Lack of Particularized Facts
The court emphasized the necessity of particularized facts to support claims of demand futility. It pointed out that the complaint relied heavily on vague allegations and general assertions regarding the board's knowledge and actions. The court found that the mere fact that Tidewater faced penalties for FCPA violations did not suffice to demonstrate that individual directors acted with bad faith or were interested in the transactions. Furthermore, the court highlighted that the plaintiff did not specify which directors were involved in any wrongdoing or how their conduct was linked to the alleged misconduct. The absence of detailed allegations about each director's actions or decisions rendered the complaint deficient under the standards required for demand futility. Consequently, the court concluded that the lack of particularized facts severely undermined Strong's claims, leading to the dismissal of the case.
Conclusion of the Court
In conclusion, the U.S. District Court for the Eastern District of Louisiana granted the motions to dismiss filed by both Tidewater and the Individual Defendants. The court found that Strong failed to meet the legal requirements for pleading demand futility, as he did not provide sufficient particularized facts demonstrating that a majority of the board members were interested or lacked independence.
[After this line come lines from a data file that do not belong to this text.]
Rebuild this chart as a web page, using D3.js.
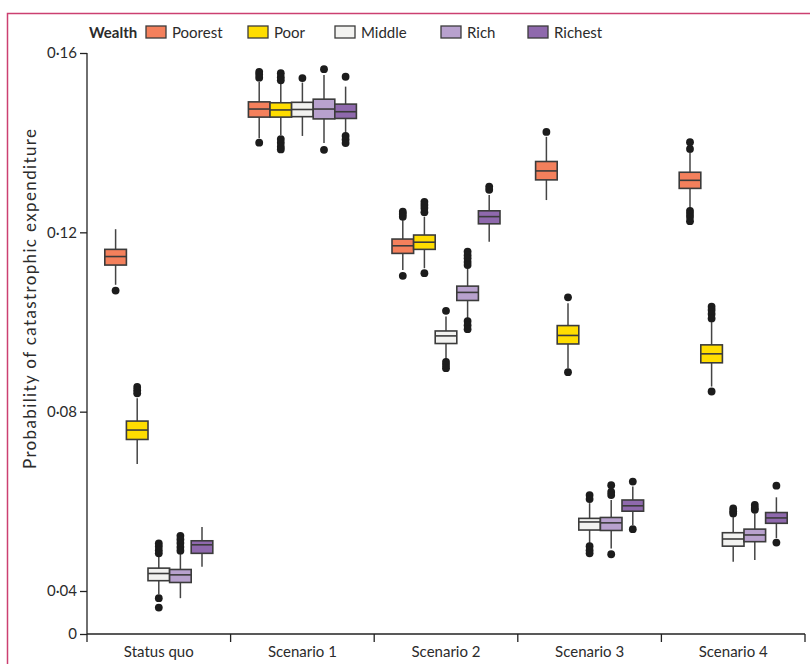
<!DOCTYPE html>
<html lang="en">
<head>
<meta charset="UTF-8">
<title>Probability of catastrophic expenditure by wealth quintile</title>
<script src="https://d3js.org/d3.v7.min.js"></script>
<style>
  body { margin: 0; background: #fff; }
  text { font-family: Lato, "Liberation Sans", sans-serif; fill: #2b2b2b; }
</style>
</head>
<body>
<svg id="chart" width="810" height="664"></svg>
<script>
// categories and wealth groups
var categories = ["Status quo", "Scenario 1", "Scenario 2", "Scenario 3", "Scenario 4"];
var groups = ["Poorest", "Poor", "Middle", "Rich", "Richest"];
var yTicks = [0, 0.04, 0.08, 0.12, 0.16];

// box stats per category: [whisker low, q1, median, q3, whisker high]
var poorestStats = [
  [0.1083, 0.1127, 0.1146, 0.1162, 0.1207],
  [0.1410, 0.1457, 0.1475, 0.1491, 0.1536],
  [0.1116, 0.1153, 0.1170, 0.1185, 0.1228],
  [0.1272, 0.1317, 0.1337, 0.1358, 0.1413],
  [0.1254, 0.1298, 0.1316, 0.1334, 0.1380]
];
var poorStats = [
  [0.0683, 0.0738, 0.0759, 0.0779, 0.0830],
  [0.1417, 0.1457, 0.1473, 0.1489, 0.1532],
  [0.1120, 0.1162, 0.1178, 0.1194, 0.1235],
  [0.0897, 0.0951, 0.0970, 0.0992, 0.1042],
  [0.0856, 0.0909, 0.0929, 0.0949, 0.1004]
];
var middleStats = [
  [0.0393, 0.0423, 0.0439, 0.0451, 0.0480],
  [0.1415, 0.1458, 0.1474, 0.1490, 0.1534],
  [0.0915, 0.0952, 0.0969, 0.0980, 0.1012],
  [0.0506, 0.0536, 0.0554, 0.0562, 0.0596],
  [0.0465, 0.0500, 0.0516, 0.0530, 0.0570]
];
var richStats = [
  [0.0384, 0.0419, 0.0436, 0.0448, 0.0484],
  [0.1399, 0.1453, 0.1475, 0.1497, 0.1551],
  [0.1008, 0.1048, 0.1066, 0.1080, 0.1120],
  [0.0495, 0.0535, 0.0552, 0.0564, 0.0603],
  [0.0469, 0.0510, 0.0525, 0.0538, 0.0573]
];
var richestStats = [
  [0.0454, 0.0484, 0.0503, 0.0512, 0.0543],
  [0.1422, 0.1454, 0.1469, 0.1486, 0.1525],
  [0.1179, 0.1219, 0.1235, 0.1248, 0.1283],
  [0.0547, 0.0578, 0.0590, 0.0603, 0.0633],
  [0.0518, 0.0551, 0.0563, 0.0575, 0.0609]
];

// outliers per category
var poorestOutliers = [
  [0.1070],
  [0.1558, 0.1552, 0.1545, 0.1400],
  [0.1246, 0.1241, 0.1235, 0.1103],
  [0.1424],
  [0.1401, 0.1386, 0.1248, 0.1241, 0.1234, 0.1225]
];
var poorOutliers = [
  [0.0855, 0.0848, 0.0841],
  [0.1555, 0.1546, 0.1539, 0.1408, 0.1400, 0.1391, 0.1385],
  [0.1268, 0.1261, 0.1254, 0.1245, 0.1109],
  [0.1055, 0.0888],
  [0.1034, 0.1027, 0.1018, 0.1008, 0.0845]
];
var middleOutliers = [
  [0.0506, 0.0499, 0.0491, 0.0484, 0.0384, 0.0363],
  [0.1544],
  [0.1025, 0.0911, 0.0904, 0.0897],
  [0.0614, 0.0605, 0.0500, 0.0491, 0.0484],
  [0.0584, 0.0578, 0.0573]
];
var richOutliers = [
  [0.0523, 0.0515, 0.0507, 0.0498, 0.0490],
  [0.1564, 0.1384],
  [0.1157, 0.1149, 0.1142, 0.1134, 0.1127, 0.1002, 0.0993, 0.0984],
  [0.0636, 0.0621, 0.0614, 0.0482],
  [0.0592, 0.0585, 0.0581]
];
var richestOutliers = [
  [],
  [0.1547, 0.1415, 0.1407, 0.1399],
  [0.1302, 0.1295],
  [0.0644, 0.0538],
  [0.0635, 0.0508]
];

var groupColors = ["#f4805c", "#ffdd00", "#f2f2f0", "#b8a1ce", "#8f69ad"];

var allStats = [poorestStats, poorStats, middleStats, richStats, richestStats];
var allOutliers = [poorestOutliers, poorOutliers, middleOutliers, richOutliers, richestOutliers];

// flatten into one record per box
var boxes = [];
groups.forEach(function(g, gi) {
  categories.forEach(function(c, ci) {
    var s = allStats[gi][ci];
    boxes.push({ group: g, category: c, lo: s[0], q1: s[1], med: s[2], q3: s[3], hi: s[4],
                 outliers: allOutliers[gi][ci] });
  });
});

var svg = d3.select("#chart");
var plotLeft = 87, plotRight = 805, plotTop = 53, plotBottom = 634;
var y04 = 591; // the axis is broken between 0 and 0.04

// data scale (0.04 to 0.16) and axis scale that also shows 0
var y = d3.scaleLinear().domain([0.04, 0.16]).range([y04, plotTop]);
var yAxisScale = d3.scaleLinear().domain([0, 0.04, 0.16]).range([plotBottom, y04, plotTop]);

var x = d3.scaleBand().domain(categories).range([plotLeft, plotRight]).padding(0);
var boxW = 21.6;
var xInner = d3.scaleBand().domain(groups)
  .range([(x.bandwidth() - boxW * 5) / 2, (x.bandwidth() + boxW * 5) / 2]).padding(0);
var color = d3.scaleOrdinal().domain(groups).range(groupColors);

// pink frame
svg.append("path")
   .attr("d", "M7.5,664 V13.5 H810")
   .attr("fill", "none")
   .attr("stroke", "#cc4071")
   .attr("stroke-width", 1.5);

// y axis
var fmt = function(d) { return d === 0 ? "0" : d3.format(".2f")(d).replace(".", "\u00b7"); };
var yAxis = svg.append("g")
   .attr("transform", "translate(" + plotLeft + ",0)")
   .call(d3.axisLeft(yAxisScale).tickValues(yTicks).tickFormat(fmt).tickSize(7).tickPadding(3));
yAxis.select(".domain").attr("d", "M0," + plotTop + "V" + plotBottom).attr("stroke", "#222").attr("stroke-width", 1.3);
yAxis.selectAll(".tick line").attr("stroke", "#222").attr("stroke-width", 1.3);
yAxis.selectAll(".tick text").style("font-size", "15px").attr("fill", "#2b2b2b")
   .style("font-family", "Lato, sans-serif");

// x axis
var xAxis = svg.append("g")
   .attr("transform", "translate(0," + plotBottom + ")")
   .call(d3.axisBottom(x).tickSize(0).tickPadding(12));
xAxis.select(".domain").remove();
xAxis.selectAll(".tick text").style("font-size", "15px").attr("fill", "#2b2b2b")
   .style("font-family", "Lato, sans-serif");
xAxis.append("line")
   .attr("x1", plotLeft).attr("x2", plotRight)
   .attr("stroke", "#222").attr("stroke-width", 1.3);
var edges = categories.map(function(c) { return x(c); }).concat([x(categories[categories.length - 1]) + x.bandwidth()]);
xAxis.selectAll(".edge")
   .data(edges)
   .enter().append("line")
   .attr("class", "edge")
   .attr("x1", function(d) { return d; })
   .attr("x2", function(d) { return d; })
   .attr("y1", 0).attr("y2", 8)
   .attr("stroke", "#222").attr("stroke-width", 1.3);

// y axis title
svg.append("text")
   .attr("transform", "translate(36,299) rotate(-90)")
   .attr("text-anchor", "middle")
   .attr("textLength", 340)
   .attr("lengthAdjust", "spacing")
   .style("font-size", "17px")
   .text("Probability of catastrophic expenditure");

// boxes
var bx = svg.append("g").selectAll("g")
   .data(boxes)
   .enter().append("g")
   .attr("transform", function(d) { return "translate(" + (x(d.category) + xInner(d.group)) + ",0)"; });

var cx = xInner.bandwidth() / 2;

bx.append("line")
   .attr("x1", cx).attr("x2", cx)
   .attr("y1", function(d) { return y(d.hi); })
   .attr("y2", function(d) { return y(d.lo); })
   .attr("stroke", "#444").attr("stroke-width", 1.5);

bx.append("rect")
   .attr("x", 0)
   .attr("width", xInner.bandwidth())
   .attr("y", function(d) { return y(d.q3); })
   .attr("height", function(d) { return y(d.q1) - y(d.q3); })
   .attr("fill", function(d) { return color(d.group); })
   .attr("stroke", "#3b3b3b").attr("stroke-width", 1.6);

bx.append("line")
   .attr("x1", 0).attr("x2", xInner.bandwidth())
   .attr("y1", function(d) { return y(d.med); })
   .attr("y2", function(d) { return y(d.med); })
   .attr("stroke", "#3b3b3b").attr("stroke-width", 1.6);

bx.selectAll("circle")
   .data(function(d) { return d.outliers; })
   .enter().append("circle")
   .attr("cx", cx)
   .attr("cy", function(d) { return y(d); })
   .attr("r", 3.9)
   .attr("fill", "#1c1c1c");

// legend
var legendX = [146, 248, 335, 441, 528];
svg.append("text")
   .attr("x", 89).attr("y", 37.5)
   .style("font-size", "15px").style("font-weight", "bold")
   .text("Wealth");
var legend = svg.selectAll(".legend")
   .data(groups)
   .enter().append("g")
   .attr("class", "legend")
   .attr("transform", function(d, i) { return "translate(" + legendX[i] + ",26)"; });
legend.append("rect")
   .attr("width", 20).attr("height", 12)
   .attr("fill", color)
   .attr("stroke", "#3b3b3b").attr("stroke-width", 1.3);
legend.append("text")
   .attr("x", 26).attr("y", 11.5)
   .style("font-size", "15px")
   .text(function(d) { return d; });
</script>
</body>
</html>
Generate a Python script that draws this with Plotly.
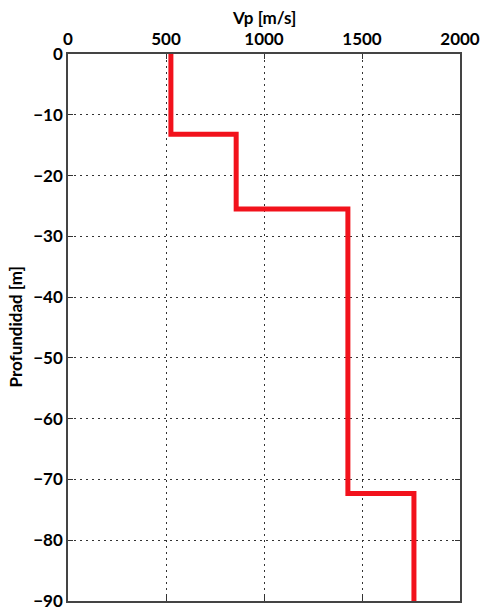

The court's analysis under both the Aronson and Rales tests confirmed that the allegations did not create a reasonable doubt about the board's ability to act independently. As a result, the court dismissed the complaint without prejudice, allowing Strong the opportunity to amend his complaint within twenty days. This decision underscored the importance of specificity in allegations when seeking to excuse the demand requirement in derivative actions.